___ MATERIALS PROVIDED

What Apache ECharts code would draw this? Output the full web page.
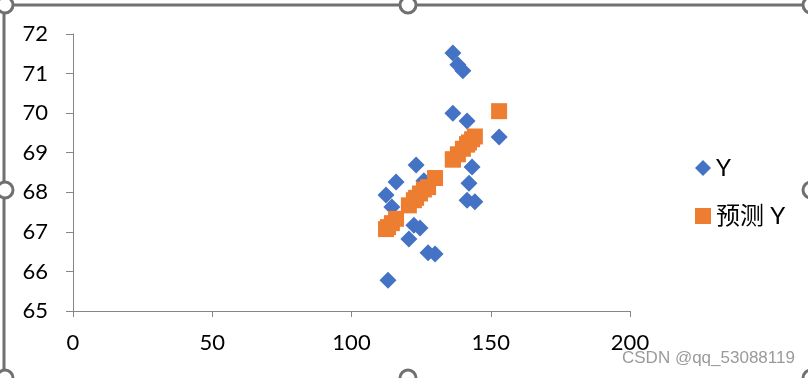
<!DOCTYPE html>
<html><head><meta charset="utf-8">
<script src="https://cdn.jsdelivr.net/npm/echarts@6/dist/echarts.min.js"></script>
<style>html,body{margin:0;padding:0;background:#fff}#c{width:808px;height:378px}</style>
</head><body><div id="c"></div>
<script>
const xValues = [136.4,138.2,140.0,136.4,141.5,153.0,143.3,142.2,141.5,144.3,112.4,114.5,116.0,123.2,126.0,122.4,124.6,120.6,127.5,130.0,113.1];
const yActual = [71.52,71.22,71.07,70.0,69.80,69.40,68.64,68.23,67.8,67.76,67.93,67.63,68.26,68.69,68.29,67.17,67.10,66.82,66.47,66.44,65.78];
const yPredicted = [68.83,68.96,69.10,68.83,69.21,70.05,69.34,69.26,69.21,69.41,67.07,67.22,67.33,67.86,68.07,67.80,67.97,67.67,68.13,68.36,67.12];
const seriesNames = ['Y', '预测 Y'];
const xTicks = {min: 0, max: 200, interval: 50};
const yTicks = {min: 65, max: 72, interval: 1};

const chart = echarts.init(document.getElementById('c'), null, {renderer: 'canvas'});
const font = 'Lato, "Open Sans", "Noto Sans CJK SC", sans-serif';
const handle = (x, y) => ({type: 'circle', shape: {cx: x, cy: y, r: 8}, style: {fill: '#fff', stroke: '#707070', lineWidth: 3}, z: 100});
chart.setOption({
  animation: false,
  grid: {left: 73, right: 178, top: 34, bottom: 67},
  xAxis: {
    type: 'value', min: xTicks.min, max: xTicks.max, interval: xTicks.interval,
    axisLine: {show: true, lineStyle: {color: '#868686', width: 1}},
    axisTick: {show: true, length: 6, lineStyle: {color: '#868686'}},
    splitLine: {show: false},
    axisLabel: {color: '#000', fontSize: 22, fontFamily: font, margin: 21}
  },
  yAxis: {
    type: 'value', min: yTicks.min, max: yTicks.max, interval: yTicks.interval,
    axisLine: {show: true, lineStyle: {color: '#868686', width: 1}},
    axisTick: {show: true, length: 7, lineStyle: {color: '#868686'}},
    splitLine: {show: false},
    axisLabel: {color: '#000', fontSize: 22, fontFamily: font, margin: 25}
  },
  legend: {
    orient: 'vertical', left: 690, top: 151, itemGap: 24,
    itemWidth: 16, itemHeight: 16,
    textStyle: {fontSize: 24, color: '#000', fontFamily: font},
    data: [{name: seriesNames[0], icon: 'diamond'}, {name: seriesNames[1], icon: 'rect'}]
  },
  series: [
    {name: seriesNames[0], type: 'scatter', symbol: 'diamond', symbolSize: 17,
     itemStyle: {color: '#4472C4', opacity: 1}, z: 2,
     data: xValues.map((x, i) => [x, yActual[i]])},
    {name: seriesNames[1], type: 'scatter', symbol: 'rect', symbolSize: 16,
     itemStyle: {color: '#ED7D31', opacity: 1}, z: 3,
     data: xValues.map((x, i) => [x, yPredicted[i]])}
  ],
  graphic: [
    {type: 'line', shape: {x1: 0, y1: 5, x2: 808, y2: 5}, style: {stroke: '#707070', lineWidth: 3}, z: 99},
    {type: 'line', shape: {x1: 4, y1: 0, x2: 4, y2: 378}, style: {stroke: '#707070', lineWidth: 3}, z: 99},
    handle(5, 5), handle(408, 5), handle(5, 190), handle(811, 190), handle(5, 378), handle(408, 378), handle(811, 378), handle(811, 5),
    {type: 'text', left: 622, top: 350, style: {text: 'CSDN @qq_53088119', fill: '#9a9a9a', fontSize: 17, fontFamily: '"Liberation Sans", sans-serif'}, z: 101}
  ]
});
</script></body></html>
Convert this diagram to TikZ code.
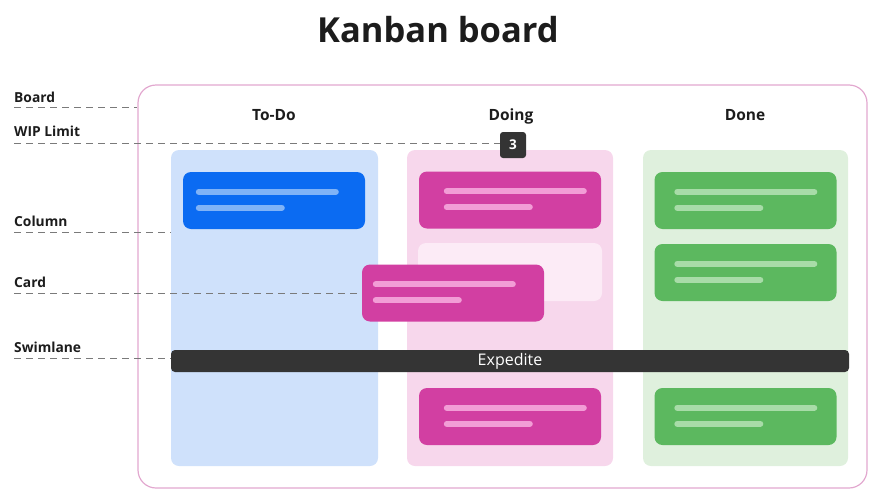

______

→ **DIRECTIVE**
Transcribe the material as is, with images omitted.

→ **TASK RESPONSE**
What Apache ECharts code would draw this? Output the full web page.
<!DOCTYPE html>
<html><head><meta charset="utf-8">
<script src="https://cdn.jsdelivr.net/npm/echarts@6/dist/echarts.min.js"></script>
<style>html,body{margin:0;padding:0;background:#fff}#c{width:808px;height:378px}</style>
</head><body><div id="c"></div>
<script>
const xValues = [136.4,138.2,140.0,136.4,141.5,153.0,143.3,142.2,141.5,144.3,112.4,114.5,116.0,123.2,126.0,122.4,124.6,120.6,127.5,130.0,113.1];
const yActual = [71.52,71.22,71.07,70.0,69.80,69.40,68.64,68.23,67.8,67.76,67.93,67.63,68.26,68.69,68.29,67.17,67.10,66.82,66.47,66.44,65.78];
const yPredicted = [68.83,68.96,69.10,68.83,69.21,70.05,69.34,69.26,69.21,69.41,67.07,67.22,67.33,67.86,68.07,67.80,67.97,67.67,68.13,68.36,67.12];
const seriesNames = ['Y', '预测 Y'];
const xTicks = {min: 0, max: 200, interval: 50};
const yTicks = {min: 65, max: 72, interval: 1};

const chart = echarts.init(document.getElementById('c'), null, {renderer: 'canvas'});
const font = 'Lato, "Open Sans", "Noto Sans CJK SC", sans-serif';
const handle = (x, y) => ({type: 'circle', shape: {cx: x, cy: y, r: 8}, style: {fill: '#fff', stroke: '#707070', lineWidth: 3}, z: 100});
chart.setOption({
  animation: false,
  grid: {left: 73, right: 178, top: 34, bottom: 67},
  xAxis: {
    type: 'value', min: xTicks.min, max: xTicks.max, interval: xTicks.interval,
    axisLine: {show: true, lineStyle: {color: '#868686', width: 1}},
    axisTick: {show: true, length: 6, lineStyle: {color: '#868686'}},
    splitLine: {show: false},
    axisLabel: {color: '#000', fontSize: 22, fontFamily: font, margin: 21}
  },
  yAxis: {
    type: 'value', min: yTicks.min, max: yTicks.max, interval: yTicks.interval,
    axisLine: {show: true, lineStyle: {color: '#868686', width: 1}},
    axisTick: {show: true, length: 7, lineStyle: {color: '#868686'}},
    splitLine: {show: false},
    axisLabel: {color: '#000', fontSize: 22, fontFamily: font, margin: 25}
  },
  legend: {
    orient: 'vertical', left: 690, top: 151, itemGap: 24,
    itemWidth: 16, itemHeight: 16,
    textStyle: {fontSize: 24, color: '#000', fontFamily: font},
    data: [{name: seriesNames[0], icon: 'diamond'}, {name: seriesNames[1], icon: 'rect'}]
  },
  series: [
    {name: seriesNames[0], type: 'scatter', symbol: 'diamond', symbolSize: 17,
     itemStyle: {color: '#4472C4', opacity: 1}, z: 2,
     data: xValues.map((x, i) => [x, yActual[i]])},
    {name: seriesNames[1], type: 'scatter', symbol: 'rect', symbolSize: 16,
     itemStyle: {color: '#ED7D31', opacity: 1}, z: 3,
     data: xValues.map((x, i) => [x, yPredicted[i]])}
  ],
  graphic: [
    {type: 'line', shape: {x1: 0, y1: 5, x2: 808, y2: 5}, style: {stroke: '#707070', lineWidth: 3}, z: 99},
    {type: 'line', shape: {x1: 4, y1: 0, x2: 4, y2: 378}, style: {stroke: '#707070', lineWidth: 3}, z: 99},
    handle(5, 5), handle(408, 5), handle(5, 190), handle(811, 190), handle(5, 378), handle(408, 378), handle(811, 378), handle(811, 5),
    {type: 'text', left: 622, top: 350, style: {text: 'CSDN @qq_53088119', fill: '#9a9a9a', fontSize: 17, fontFamily: '"Liberation Sans", sans-serif'}, z: 101}
  ]
});
</script></body></html>
Convert this diagram to TikZ code.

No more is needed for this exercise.